Point dipole model (`snompy.pdm`)#

This module provides functions for simulating the results of scanning near-field optical microscopy (SNOM) experiments by calculating the effective polarizability using the point dipole model (PDM).

Standard functions#

Functions for the effective polarizability of an AFM tip coupled to a sample, and the effective polarizability demodulated at higher harmonics.

`eff_pol_n`	Return the effective probe-sample polarizability, demodulated at higher harmonics, using the bulk point dipole model.
`eff_pol`	Return the effective probe-sample polarizability using the bulk point dipole model.

Inverse functions#

Functions to return the quasistatic reflection coefficient of a sample based on the effective polarizability of an AFM tip coupled to the sample.

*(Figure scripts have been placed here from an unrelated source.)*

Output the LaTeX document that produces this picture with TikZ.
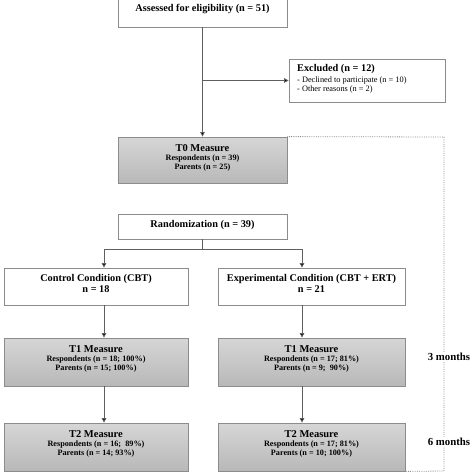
\documentclass[tikz,border=0pt]{standalone}
\usepackage{fontspec}
\setmainfont{Liberation Serif}
\usetikzlibrary{arrows.meta,calc}
\definecolor{framegray}{RGB}{140,140,140}
\definecolor{linegray}{RGB}{95,95,95}
\definecolor{shadetop}{RGB}{214,214,214}
\definecolor{shadebot}{RGB}{184,184,184}
\tikzset{
  flowbox/.style={rectangle,draw=framegray,line width=0.8pt,fill=white,align=center,inner sep=0pt},
  measurebox/.style={flowbox,top color=shadetop,bottom color=shadebot},
  flowarrow/.style={draw=linegray,line width=0.8pt,-{Triangle[length=4.5pt,width=4.5pt,fill=black]}},
  bracketline/.style={draw=framegray,line width=0.8pt,densely dotted},
  bigtxt/.style={font=\fontsize{10.3}{11}\selectfont\bfseries},
  smalltxt/.style={font=\fontsize{8.2}{9.5}\selectfont\bfseries}
}
\newcommand{\boxhead}[1]{{\fontsize{10.5}{10}\selectfont\bfseries #1}\\[-0.5pt]}
\begin{document}
\begin{tikzpicture}[x=1pt,y=-1pt]
\useasboundingbox(0,0)rectangle(474,474);
%enrolment
\node[flowbox,bigtxt,minimum width=169pt,minimum height=36pt](assess)at(202.5,9){Assessed for eligibility (n = 51)};
\node[flowbox,minimum width=156pt,minimum height=43pt](excl)at(367,80.5){};
\node[align=left,anchor=north west,inner sep=0pt,font=\fontsize{8.3}{9.2}\selectfont](excltxt)at(297,64.5){{\fontsize{10.3}{12}\selectfont\bfseries Excluded (n = 12)}\\[1.5pt]- Declined to participate (n = 10)\\- Other reasons (n = 2)};
%baseline
\node[measurebox,smalltxt,minimum width=169pt,minimum height=46pt](t0)at(202.5,160){\boxhead{T0 Measure}Respondents (n = 39)\\Parents (n = 25)\\[-3.5pt]};
\node[flowbox,bigtxt,minimum width=169pt,minimum height=25pt](rand)at(202.5,226.5){Randomization (n = 39)\\[-6pt]};
%conditions
\node[flowbox,bigtxt,minimum width=184pt,minimum height=37pt](ctrl)at(96,286.5){Control Condition (CBT)\\n = 18\\[-5pt]};
\node[flowbox,bigtxt,minimum width=187pt,minimum height=37pt](expt)at(311.5,286.5){Experimental Condition (CBT + ERT)\\n = 21\\[-5pt]};
%follow up
\node[measurebox,smalltxt,minimum width=184pt,minimum height=48pt](ctrlone)at(96,362){\boxhead{T1 Measure}Respondents (n = 18; 100\%)\\Parents (n = 15; 100\%)\\[-2pt]};
\node[measurebox,smalltxt,minimum width=187pt,minimum height=48pt](exptone)at(311.5,362){\boxhead{T1 Measure}Respondents (n = 17; 81\%)\\Parents (n = 9;~ 90\%)\\[-2pt]};
\node[measurebox,smalltxt,minimum width=184pt,minimum height=48pt](ctrltwo)at(96,447){\boxhead{T2 Measure}Respondents (n = 16;~ 89\%)\\Parents (n = 14; 93\%)\\[-2pt]};
\node[measurebox,smalltxt,minimum width=187pt,minimum height=48pt](expttwo)at(311.5,447){\boxhead{T2 Measure}Respondents (n = 17; 81\%)\\Parents (n = 10; 100\%)\\[-2pt]};
%connectors
\draw[flowarrow](assess.south)--(t0.north);
\draw[flowarrow](assess.south|-excl.west)--(excl.west);
\coordinate(fork)at(202.5,249);
\draw[draw=linegray,line width=0.8pt](rand.south)--(fork);
\draw[flowarrow](fork)-|([xshift=8pt]ctrl.north);
\draw[flowarrow](fork)-|([xshift=-9.5pt]expt.north);
\draw[flowarrow]([xshift=8pt]ctrl.south)--([xshift=8pt]ctrlone.north);
\draw[flowarrow]([xshift=-9.5pt]expt.south)--([xshift=-9.5pt]exptone.north);
\draw[flowarrow]([xshift=8pt]ctrlone.south)--([xshift=8pt]ctrltwo.north);
\draw[flowarrow]([xshift=-9.5pt]exptone.south)--([xshift=-9.5pt]expttwo.north);
%time bracket
\coordinate(brtop)at(444,137);
\coordinate(brbot)at(444,471);
\draw[bracketline](t0.north east)--(brtop)--(brbot)--(expttwo.south east);
\node[font=\fontsize{10.8}{12}\selectfont\bfseries,fill=white,inner sep=1pt](three)at(449,357){3 months};
\node[font=\fontsize{10.8}{12}\selectfont\bfseries,fill=white,inner sep=1pt](six)at(449,442){6 months};
\end{tikzpicture}
\end{document}
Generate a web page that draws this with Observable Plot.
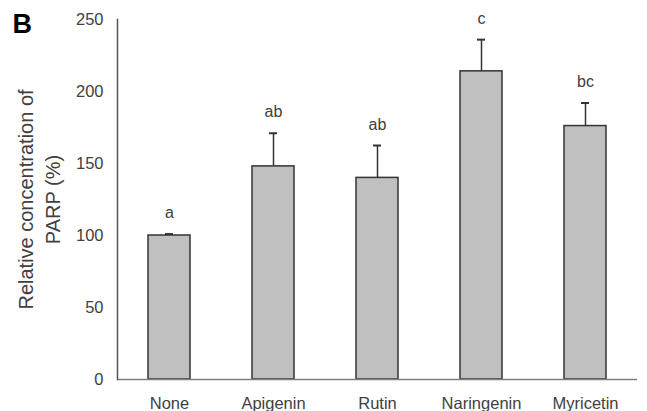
<!DOCTYPE html>
<html>
<head>
<meta charset="utf-8">
<script src="https://cdn.jsdelivr.net/npm/d3@7"></script>
<script src="https://cdn.jsdelivr.net/npm/@observablehq/plot@0.6"></script>
<style>
  html, body { margin: 0; padding: 0; background: #fff; }
  #chart { width: 647px; height: 411px; overflow: hidden; }
</style>
</head>
<body>
<div id="chart"></div>
<script>
const categories = ["None", "Apigenin", "Rutin", "Naringenin", "Myricetin"];
const means = [100, 148, 140, 214, 176];
const errors = [1, 23, 22.5, 22, 16];
const letters = ["a", "ab", "ab", "c", "bc"];
const yTicks = [0, 50, 100, 150, 200, 250];
const yTitle = "Relative concentration of\nPARP (%)";
const panelLabel = "B";

const data = categories.map((name, i) => ({
  name, mean: means[i], top: means[i] + errors[i], letter: letters[i]
}));

const font = "'Liberation Sans', Arial, Helvetica, sans-serif";
const textColor = "#404040";

const chart = Plot.plot({
  width: 647,
  height: 411,
  marginLeft: 117,
  marginRight: 10,
  marginTop: 19,
  marginBottom: 32,
  style: { fontFamily: font, color: textColor, background: "#fff", overflow: "visible" },
  x: { domain: categories, paddingInner: 0.6, paddingOuter: 0.3, axis: null },
  y: { domain: [0, 250], axis: null },
  marks: [
    Plot.axisY({ ticks: yTicks, tickSize: 0, tickPadding: 14, fontSize: 16.5, label: null }),
    Plot.axisX({ tickSize: 0, tickPadding: 18, fontSize: 16.5, label: null }),
    Plot.ruleX(data, { x: "name", y1: "mean", y2: "top", stroke: "#333", strokeWidth: 1.5 }),
    Plot.tickY(data, { x: "name", y: "top", stroke: "#333", strokeWidth: 2, insetLeft: 17, insetRight: 17 }),
    Plot.barY(data, { x: "name", y: "mean", fill: "#c0c0c0", stroke: "#333", strokeWidth: 1.5 }),
    Plot.ruleY([0], { stroke: "#808080", strokeWidth: 1.5 }),
    Plot.frame({ anchor: "left", stroke: "#555", strokeWidth: 1.5 }),
    Plot.text(data, { x: "name", y: "top", text: "letter", dy: -21, fontSize: 16, fill: textColor }),
    Plot.text([yTitle], { frameAnchor: "left", dx: -80, rotate: -90, fontSize: 20, lineAnchor: "middle", textAnchor: "middle", fill: textColor, lineHeight: 1.35 }),
    Plot.text([panelLabel], { frameAnchor: "top-left", dx: -105, dy: -6, fontSize: 27, fontWeight: "bold", textAnchor: "start", lineAnchor: "top", fill: "#000" })
  ]
});
document.getElementById("chart").appendChild(chart);
</script>
</body>
</html>
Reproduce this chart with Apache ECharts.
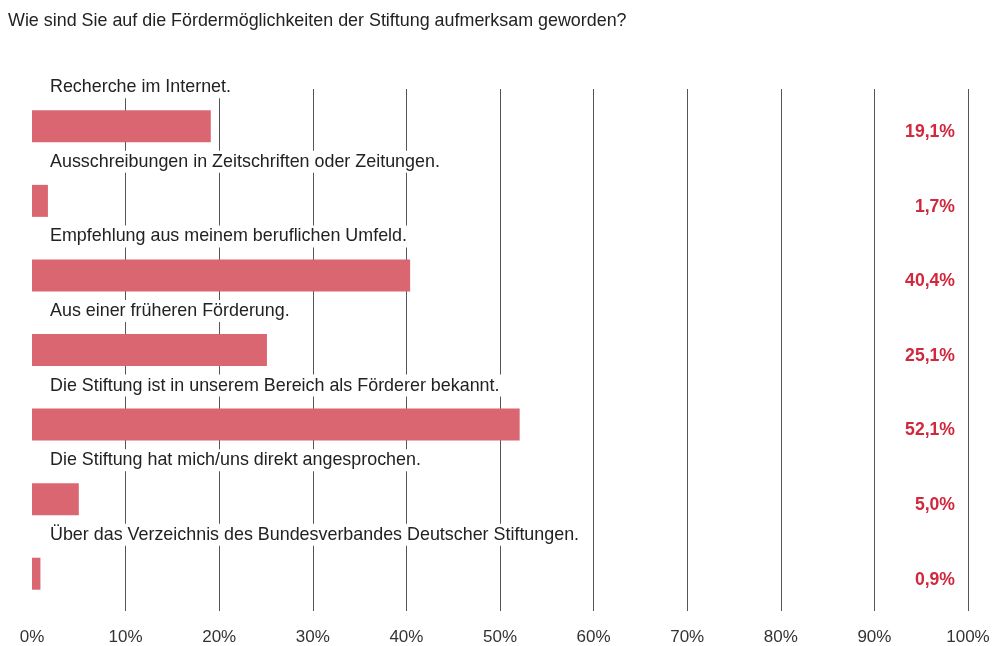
<!DOCTYPE html>
<html><head><meta charset="utf-8">
<script src="https://cdn.jsdelivr.net/npm/echarts@6/dist/echarts.min.js"></script>
<style>html,body{margin:0;padding:0;background:#fff}#c{width:998px;height:646px}</style>
</head><body><div id="c"></div>
<script>
const categories = [
  "Recherche im Internet.",
  "Ausschreibungen in Zeitschriften oder Zeitungen.",
  "Empfehlung aus meinem beruflichen Umfeld.",
  "Aus einer früheren Förderung.",
  "Die Stiftung ist in unserem Bereich als Förderer bekannt.",
  "Die Stiftung hat mich/uns direkt angesprochen.",
  "Über das Verzeichnis des Bundesverbandes Deutscher Stiftungen."
];
const values = [19.1, 1.7, 40.4, 25.1, 52.1, 5.0, 0.9];
const fullScale = [100, 100, 100, 100, 100, 100, 100];
const titleText = "Wie sind Sie auf die Fördermöglichkeiten der Stiftung aufmerksam geworden?";

const font = '"Liberation Sans", Arial, sans-serif';
const chart = echarts.init(document.getElementById('c'));
chart.setOption({
  animation: false,
  backgroundColor: '#fff',
  title: {
    text: titleText, left: 3, top: 7,
    textStyle: {fontFamily: font, fontSize: 17.9, fontWeight: 'normal', color: '#222'}
  },
  grid: {left: 32, right: 30, top: 89, bottom: 34, containLabel: false},
  xAxis: {
    type: 'value', min: 0, max: 100, interval: 10,
    axisLine: {show: false}, axisTick: {show: false},
    axisLabel: {formatter: '{value}%', fontFamily: font, fontSize: 17, color: '#333', margin: 18},
    splitLine: {show: true, showMinLine: false, lineStyle: {color: '#555', width: 1}}
  },
  yAxis: {
    type: 'category', data: categories, inverse: true,
    axisLine: {show: false}, axisTick: {show: false}, axisLabel: {show: false},
    splitLine: {show: false}
  },
  series: [
    {
      type: 'bar', data: values, barWidth: 32,
      itemStyle: {color: '#d96670'},
      label: {
        show: true, position: [14, -34],
        formatter: p => categories[p.dataIndex],
        fontFamily: font, fontSize: 17.9, color: '#222',
        backgroundColor: '#fff', padding: [2, 4]
      },
      z: 2
    },
    {
      type: 'bar', data: fullScale, barWidth: 32, barGap: '-100%',
      itemStyle: {color: 'rgba(0,0,0,0)'},
      label: {
        show: true, position: 'insideRight', distance: 13, offset: [0, 6],
        formatter: p => values[p.dataIndex].toFixed(1).replace('.', ',') + '%',
        fontFamily: font, fontSize: 17.6, fontWeight: 'bold', color: '#d0283c'
      },
      silent: true, z: 3
    }
  ]
});
</script></body></html>
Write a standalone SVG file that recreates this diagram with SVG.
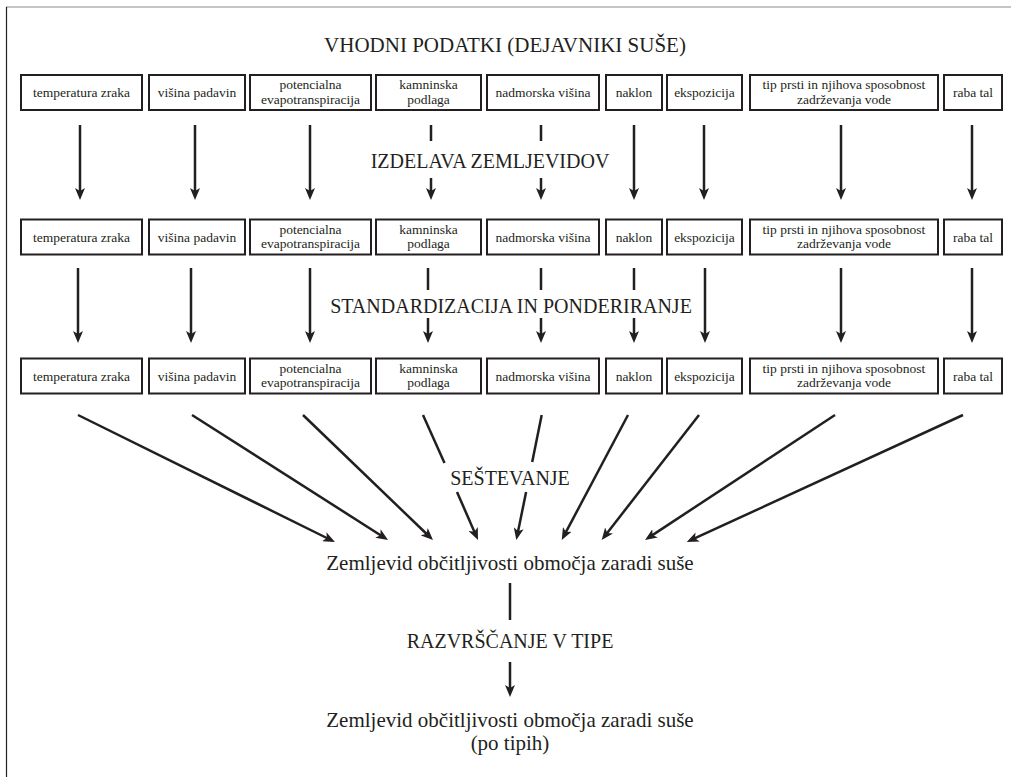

`refl_coef_qs_from_eff_pol_n`	Return the quasistatic reflection coefficient corresponding to a particular effective polarizability, demodulated at higher harmonics, using a Taylor series representation of the FDM.
`refl_coef_qs_from_eff_pol`	Return the quasistatic reflection coefficient corresponding to a particular effective polarizability using the point dipole model.

Internal functions#

These functions are used by the standard functions in this module. In most cases you shouldn’t need to call these functions directly.

`geom_func`	Return a complex number that encapsulates various geometric properties of the tip-sample system for bulk point dipole model.
`taylor_coef`	Return the coefficient for the power of reflection coefficient used by the Taylor series representation of the bulk PDM.
`eff_pol_n_taylor`	Return the effective probe-sample polarizability using the point dipole model, demodulated at harmonics of the tapping frequency, using a Taylor series representation of the bulk PDM.